Region im Herzen, Dividende im Kopf

Ein wichtiger Punkt bei allen Reklameaktionen der Raiffeisenlandesbank Oberösterreich ist der ständige Hinweis, die Bank würde regional arbeiten, sei regional verankert und habe überhaupt nur den Vorteil der Region und nicht die eigene Dividende im Sinn. Die Aktion über das Steuersparen außerhalb der Region so laut und öffentlich nachzudenken, spießt sich irgendwie mit den Aussagen der Raiffeisenwerber.

Ist die Information, dass jene Gelder, die Raiffeisenbanken aus der staatlichen Unterstützung zur Bewältigung der Krise erhielten, auch aus Steuermitteln stammten, dem Raiffeisenbankdirektor Schaller bekannt? Sie dürfen von einem «Ja» als Antwort ausgehen. Das Schielen nach Passau erscheint unter diesem Aspekt besonders dreist.

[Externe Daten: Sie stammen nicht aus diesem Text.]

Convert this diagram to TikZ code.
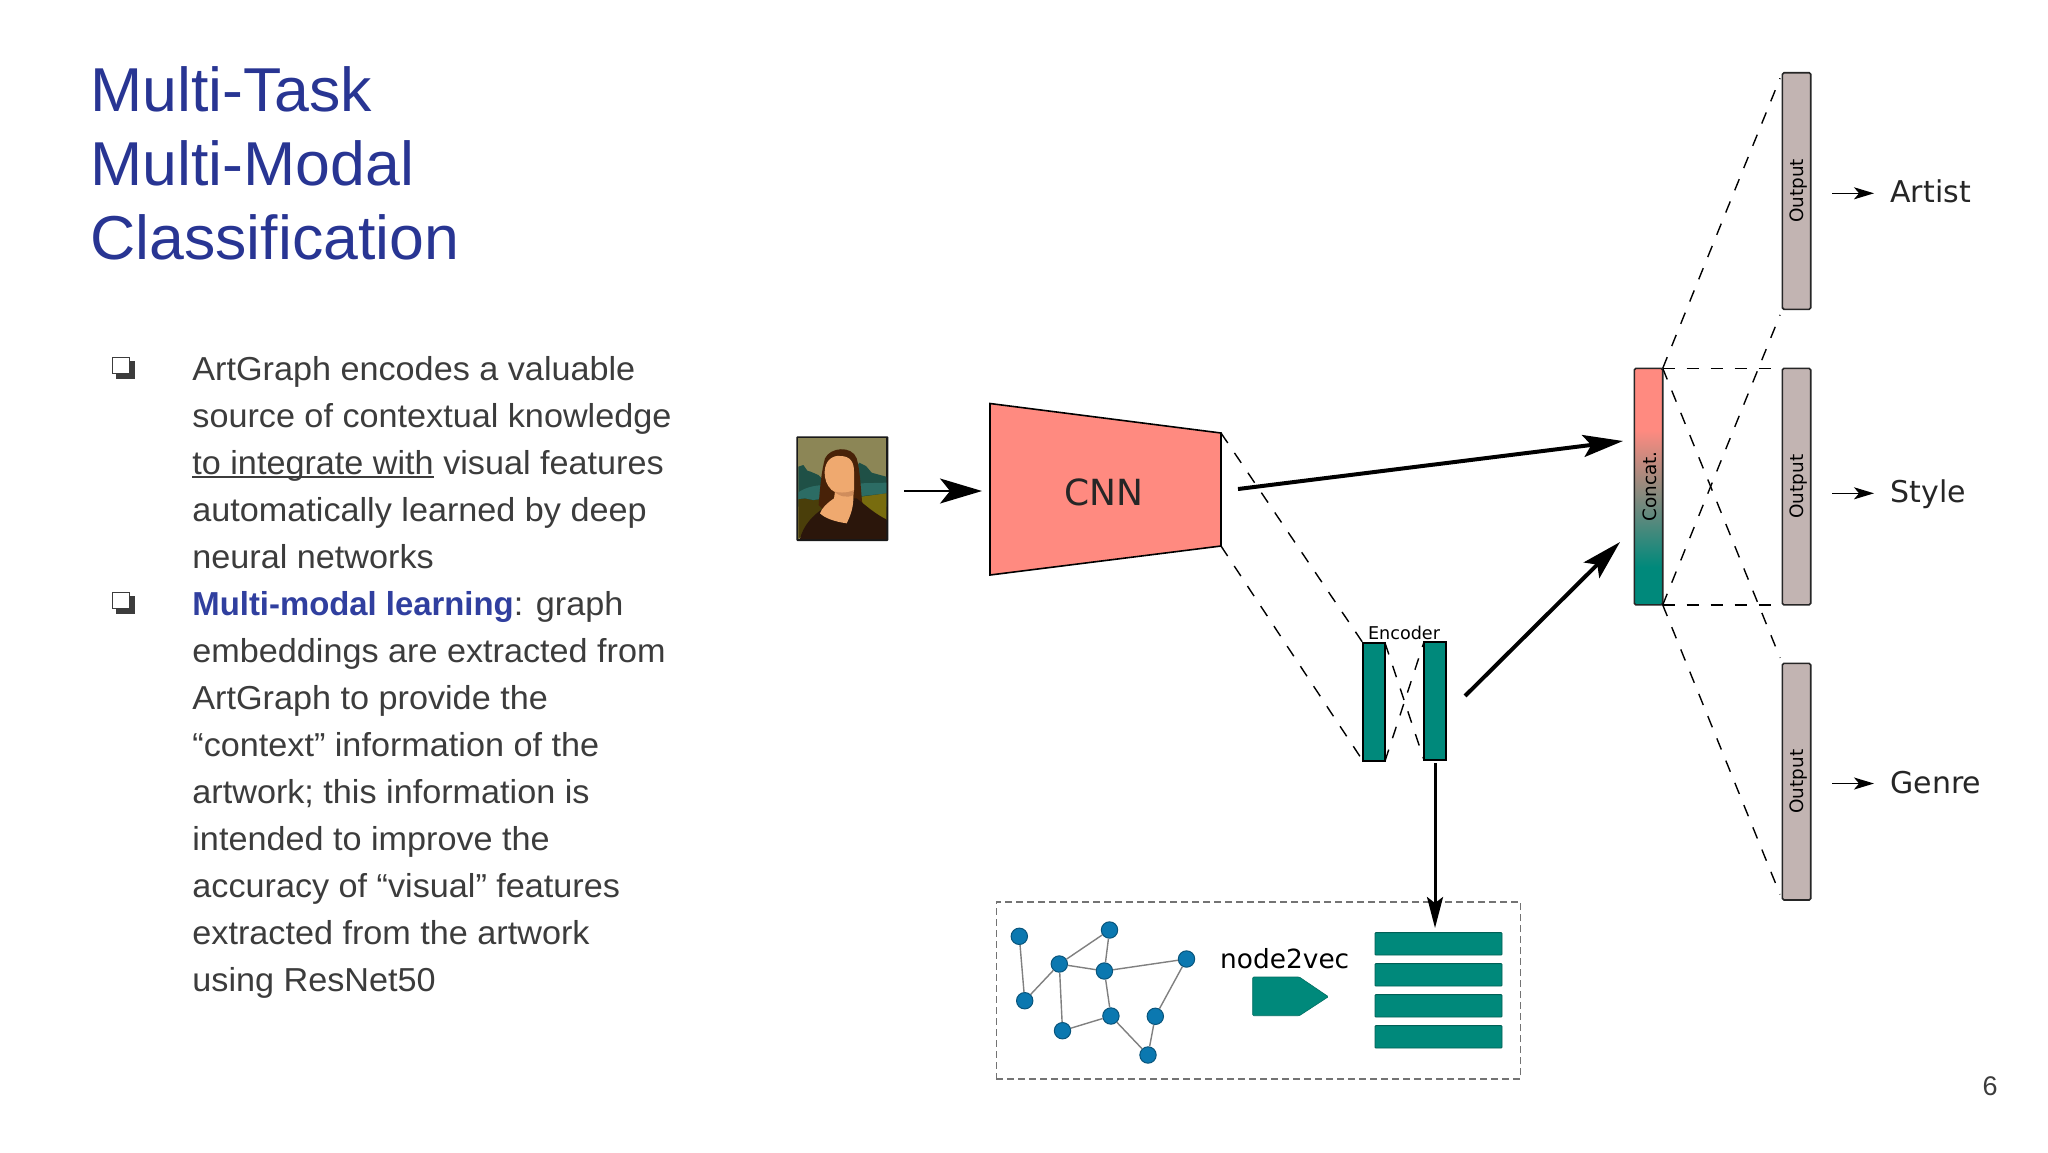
\documentclass[tikz,border=0pt]{standalone}
\usepackage{fontspec}
\usetikzlibrary{arrows.meta}
\setmainfont{Liberation Sans}
\newfontfamily\djv{DejaVu Sans}
\newfontfamily\titlef[FakeStretch=1.01]{Liberation Sans}
\newfontfamily\bodyf[FakeStretch=1.03]{Liberation Sans}
\newfontfamily\boldf[FakeStretch=0.99]{Liberation Sans}
\definecolor{titleblue}{HTML}{283593}
\definecolor{boldblue}{HTML}{303F9F}
\definecolor{bodygrey}{HTML}{3C3C3C}
\definecolor{salmon}{HTML}{FF8A80}
\definecolor{tealbar}{HTML}{00897B}
\definecolor{outgrey}{HTML}{C2B4B2}
\definecolor{dotblue}{HTML}{0B78B0}
\pgfdeclareverticalshading{concatshade}{100bp}{color(0bp)=(tealbar); color(33bp)=(tealbar); color(62bp)=(salmon); color(100bp)=(salmon)}
\newcommand\ulx[1]{\setbox0=\hbox{#1}\rlap{\rule[-2pt]{\wd0}{0.8pt}}\box0\relax}
\tikzset{
  titletext/.style={anchor=base west,inner sep=0pt,align=left,text=titleblue,font=\titlef\fontsize{31}{36.85}\selectfont},
  bodytext/.style={anchor=base west,inner sep=0pt,align=left,text=bodygrey,font=\bodyf\fontsize{16.6}{23.5}\selectfont},
  bulletshadow/.style={fill=bodygrey,minimum width=9.5pt,minimum height=9pt,inner sep=0pt,outer sep=0pt},
  bulletbox/.style={draw=bodygrey,line width=.6pt,fill=white,minimum width=8.4pt,minimum height=8pt,inner sep=0pt,outer sep=0pt},
  enc/.style={draw=black,line width=.8pt,fill=tealbar,minimum width=11pt,minimum height=59pt,inner sep=0pt,outer sep=0pt},
  outbar/.style={draw=black!85,line width=.8pt,fill=outgrey,rounded corners=.8pt,minimum width=14.2pt,minimum height=118.3pt,inner sep=0pt,outer sep=0pt,font=\djv\fontsize{9.2}{9}\selectfont},
  concatbar/.style={draw=black!85,line width=.8pt,shading=concatshade,rounded corners=.8pt,minimum width=14.2pt,minimum height=118.3pt,inner sep=0pt,outer sep=0pt,font=\djv\fontsize{9.2}{9}\selectfont},
  dashlink/.style={line width=.7pt,dash pattern=on 6pt off 6pt,black},
  smallarrow/.style={line width=.8pt,-{Stealth[length=10pt,width=6pt,inset=2.5pt]}},
  bigarrow/.style={line width=1pt,-{Stealth[length=21pt,width=12.5pt,inset=5pt]}},
  thickarrow/.style={line width=2pt,-{Stealth[length=20pt,width=11pt,inset=4pt]}},
  downarrow/.style={line width=1.5pt,-{Stealth[length=15.5pt,width=8pt,inset=3pt]}},
  dot/.style={circle,draw=dotblue!70!black,line width=.5pt,fill=dotblue,minimum size=8.2pt,inner sep=0pt},
  edge/.style={line width=.7pt,draw=black!50},
  embar/.style={draw=tealbar!70!black,line width=.4pt,fill=tealbar,rounded corners=.4pt,minimum width=63.5pt,minimum height=11.2pt,inner sep=0pt,outer sep=0pt},
  classlabel/.style={anchor=base west,inner sep=0pt,text=black!85,font=\djv\fontsize{15}{15}\selectfont},
}
\begin{document}
\begin{tikzpicture}[x=.5pt,y=-.5pt]
\useasboundingbox (0,0) rectangle (2048,1152);
\fill[white] (0,0) rectangle (2048,1152);

% title and text
\node[titletext] (title) at (90,259.3) {Multi-Task\\Multi-Modal\\Classification};
\node[bulletshadow] (bs1) at (125.5,369.5) {};
\node[bulletbox] (b1) at (121,365.5) {};
\node[bulletshadow] (bs2) at (125.5,604.5) {};
\node[bulletbox] (b2) at (121,600.5) {};
\node[bodytext] (para1) at (192,568) {ArtGraph encodes a valuable\\source of contextual knowledge\\\ulx{to integrate with} visual features\\automatically learned by deep\\neural networks};
\node[bodytext] (para2) at (192,991) {\textcolor{boldblue}{\boldf\bfseries Multi-modal learning}: graph\\embeddings are extracted from\\ArtGraph to provide the\\“context” information of the\\artwork; this information is\\intended to improve the\\accuracy of “visual” features\\extracted from the artwork\\using ResNet50};
\node[anchor=base,inner sep=0pt,text=bodygrey,font=\fontsize{13.5}{14}\selectfont] (page) at (1990,1095.5) {6};

% painting
\node[inner sep=0pt,outer sep=0pt,minimum width=45.5pt,minimum height=52pt] (img) at (842.5,489) {};
\begin{scope}[xshift=395pt,yshift=-215pt,x=.16667pt,y=-.16667pt]
  \fill[rounded corners=.5pt,black!90] (19,19) rectangle (295,333);
  \fill[fill={rgb,255:red,140;green,134;blue,86}] (25,25) rectangle (289,327);
  \fill[fill={rgb,255:red,31;green,80;blue,70}] (25,110) -- (40,105) -- (52,122) -- (62,125) -- (85,135) -- (100,150) -- (200,110) -- (208,98) -- (228,108) -- (245,128) -- (270,135) -- (289,140) -- (289,230) -- (25,230) -- cycle;
  \fill[fill={rgb,255:red,44;green,108;blue,100}] (25,187) .. controls (50,170) and (80,165) .. (110,165) -- (210,160) -- (289,158) -- (289,190) -- (230,196) -- (205,200) -- (100,205) -- (70,210) -- (45,205) -- (25,207) -- cycle;
  \fill[fill={rgb,255:red,120;green,108;blue,14}] (215,200) -- (289,190) -- (289,270) -- (200,270) -- cycle;
  \fill[fill={rgb,255:red,74;green,62;blue,10}] (25,208) -- (45,206) -- (70,211) -- (110,206) -- (110,250) -- (25,327) -- cycle;
  \fill[fill={rgb,255:red,72;green,34;blue,8}] (86,225) .. controls (90,170) and (95,120) .. (105,85) .. controls (120,52) and (185,45) .. (200,85) .. controls (210,120) and (212,170) .. (216,215) -- (240,260) -- (120,260) -- cycle;
  \fill[fill={rgb,255:red,43;green,22;blue,11}] (30,327) .. controls (40,285) and (70,255) .. (100,235) -- (130,205) -- (200,205) .. controls (225,225) and (260,255) .. (289,268) -- (289,327) -- cycle;
  \fill[fill={rgb,255:red,239;green,169;blue,111}] (132,205) .. controls (110,220) and (95,235) .. (90,250) .. controls (105,265) and (135,275) .. (170,280) .. controls (182,255) and (192,230) .. (190,190) -- (135,185) -- cycle;
  \fill[fill={rgb,255:red,208;green,141;blue,92}] (130,183) -- (192,180) -- (190,195) .. controls (170,205) and (150,200) .. (130,183) -- cycle;
  \fill[fill={rgb,255:red,239;green,169;blue,111}] (104,125) .. controls (105,90) and (130,75) .. (150,78) .. controls (180,78) and (192,95) .. (192,125) -- (192,180) .. controls (170,190) and (140,190) .. (125,180) .. controls (110,165) and (104,150) .. (104,125) -- cycle;
\end{scope}

% CNN
\coordinate (c1) at (990,403.5);
\coordinate (c2) at (1221,433);
\coordinate (c3) at (1221,546);
\coordinate (c4) at (990,575);
\draw[line width=.8pt,fill=salmon,line join=miter] (c1) -- (c2) -- (c3) -- (c4) -- cycle;
\node[inner sep=0pt,text=black!85,font=\djv\fontsize{18}{19}\selectfont] (cnn) at (1104,492) {CNN};

% encoder
\node[enc] (enc1) at (1374,702) {};
\node[enc] (enc2) at (1435,701) {};
\node[inner sep=0pt,font=\djv\fontsize{8.8}{9}\selectfont] (enclabel) at (1404,632.5) {Encoder};

% concat and outputs
\node[concatbar] (concat) at (1648.5,486.6) {\hspace*{1pt}\rotatebox{90}{Concat.}};
\node[outbar] (o1) at (1796.5,191) {\hspace*{2pt}\rotatebox{90}{Output}};
\node[outbar] (o2) at (1796.5,486.6) {\hspace*{2pt}\rotatebox{90}{Output}};
\node[outbar] (o3) at (1796.5,781.7) {\hspace*{2pt}\rotatebox{90}{Output}};
\node[classlabel] (artist) at (1890,202.7) {Artist};
\node[classlabel] (style) at (1890,502.7) {Style};
\node[classlabel] (genre) at (1890,793) {Genre};

% arrows
\coordinate (imgout) at (904,491);
\coordinate (cnnin) at (982,491);
\draw[bigarrow] (imgout) -- (cnnin);
\coordinate (cnnout) at (1238,489);
\coordinate (concatin1) at (1623,441);
\draw[thickarrow] (cnnout) -- (concatin1);
\coordinate (encout) at (1465,696);
\coordinate (concatin2) at (1620,542);
\draw[thickarrow] (encout) -- (concatin2);

\draw[dashlink] (c2) -- (enc1.north west);
\draw[dashlink] (c3) -- (enc1.south west);
\draw[dashlink] (enc1.north east) -- (enc2.south west);
\draw[dashlink] (enc1.south east) -- (enc2.north west);
\draw[dashlink,shorten >=3pt] (concat.north east) -- (o1.north west);
\draw[dashlink,shorten >=3pt] (concat.south east) -- (o1.south west);
\draw[dashlink,shorten >=3pt] (concat.north east) -- (o2.north west);
\draw[dashlink,shorten >=3pt] (concat.south east) -- (o2.south west);
\draw[dashlink,shorten >=3pt] (concat.north east) -- (o3.north west);
\draw[dashlink,shorten >=3pt] (concat.south east) -- (o3.south west);

\coordinate (a1s) at (1832,193.3); \coordinate (a1e) at (1874,193.3);
\coordinate (a2s) at (1832,493.3); \coordinate (a2e) at (1874,493.3);
\coordinate (a3s) at (1832,783.5); \coordinate (a3e) at (1874,783.5);
\draw[smallarrow] (a1s) -- (a1e);
\draw[smallarrow] (a2s) -- (a2e);
\draw[smallarrow] (a3s) -- (a3e);

% graph box
\node[draw=black!55,line width=.8pt,dash pattern=on 3.5pt off 2pt,minimum width=262.1pt,minimum height=88.6pt,inner sep=0pt,outer sep=0pt] (gbox) at (1258.5,990.3) {};
\node[dot] (n1) at (1019.3,936.3) {};
\node[dot] (n2) at (1109.5,930) {};
\node[dot] (n3) at (1059.3,964) {};
\node[dot] (n4) at (1104.4,971) {};
\node[dot] (n5) at (1186.5,959) {};
\node[dot] (n6) at (1024.7,1000.7) {};
\node[dot] (n7) at (1110.9,1016) {};
\node[dot] (n8) at (1155.3,1016.3) {};
\node[dot] (n9) at (1062.5,1030.7) {};
\node[dot] (n10) at (1148,1055) {};
\foreach \p/\q in {n1/n6,n3/n2,n3/n4,n2/n4,n4/n5,n3/n6,n3/n9,n4/n7,n9/n7,n7/n10,n8/n10,n5/n8}
  \draw[edge] (\p) -- (\q);
\node[inner sep=0pt,font=\djv\fontsize{13.2}{14}\selectfont] (n2v) at (1284.7,958.5) {node2vec};
\fill[tealbar,draw=tealbar!80!black,line width=.3pt,rounded corners=.5pt] (1252.7,977) -- (1299.3,977) -- (1328.4,996.7) -- (1299.3,1015.7) -- (1252.7,1015.7) -- cycle;
\node[embar] (e1) at (1438.5,943.8) {};
\node[embar] (e2) at (1438.5,974.8) {};
\node[embar] (e3) at (1438.5,1005.8) {};
\node[embar] (e4) at (1438.5,1036.8) {};
\coordinate (downtip) at (1435,928);
\draw[downarrow,shorten <=1.5pt] (enc2.south) -- (downtip);
\end{tikzpicture}
\end{document}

Andere Baustelle, hat aber auch mit Steuersparen zu tun: In Zollausschlussgebieten wie dem Kleinen Walsertal oder Jungholz stellen die dort vertretenen Private-Banking-Institute (u. a. Raiffeisentöchter) fest, dass das Veranlagen von steuerlich nicht gewürdigtem Geld (beispielsweise aus Deutschland) nicht mehr so einfach ist und Kapital abfließt. An sich eine erfreuliche Tatsache für den Fiskus der beteiligten Länder. Weniger erfreulich für die agierenden Banken (siehe «Goldfingerkonto» in Augustin Nr. 321). Aufgrund des Geschäftsrückganges wird Personal abgezogen und werden teilweise Filialen geschlossen (dabei ist nicht nur Raiffeisen betroffen). Der Tageszeitung «Die Presse» ist offensichtlich nicht bekannt, dass jeder Euro, der steuerlich nicht erfasst wird, zum Schaden für das betroffene Land führt. In der «Presse» werden die Verhältnisse von den Beinen auf den Kopf gestellt: So schreibt die Zeitung, eine Bank in Jungholz, die geschlossen wurde, sei «Opfer einer Entwicklung …». Wird die Anlage von Schwarzgeld erschwert und kann die handelnde Bank keinen Profit mehr aus derartigen Geschäften ziehen, so mutiert sie in der «Presse» zum «Opfer». Im Kriminal nennt man Mittäter Komplizen.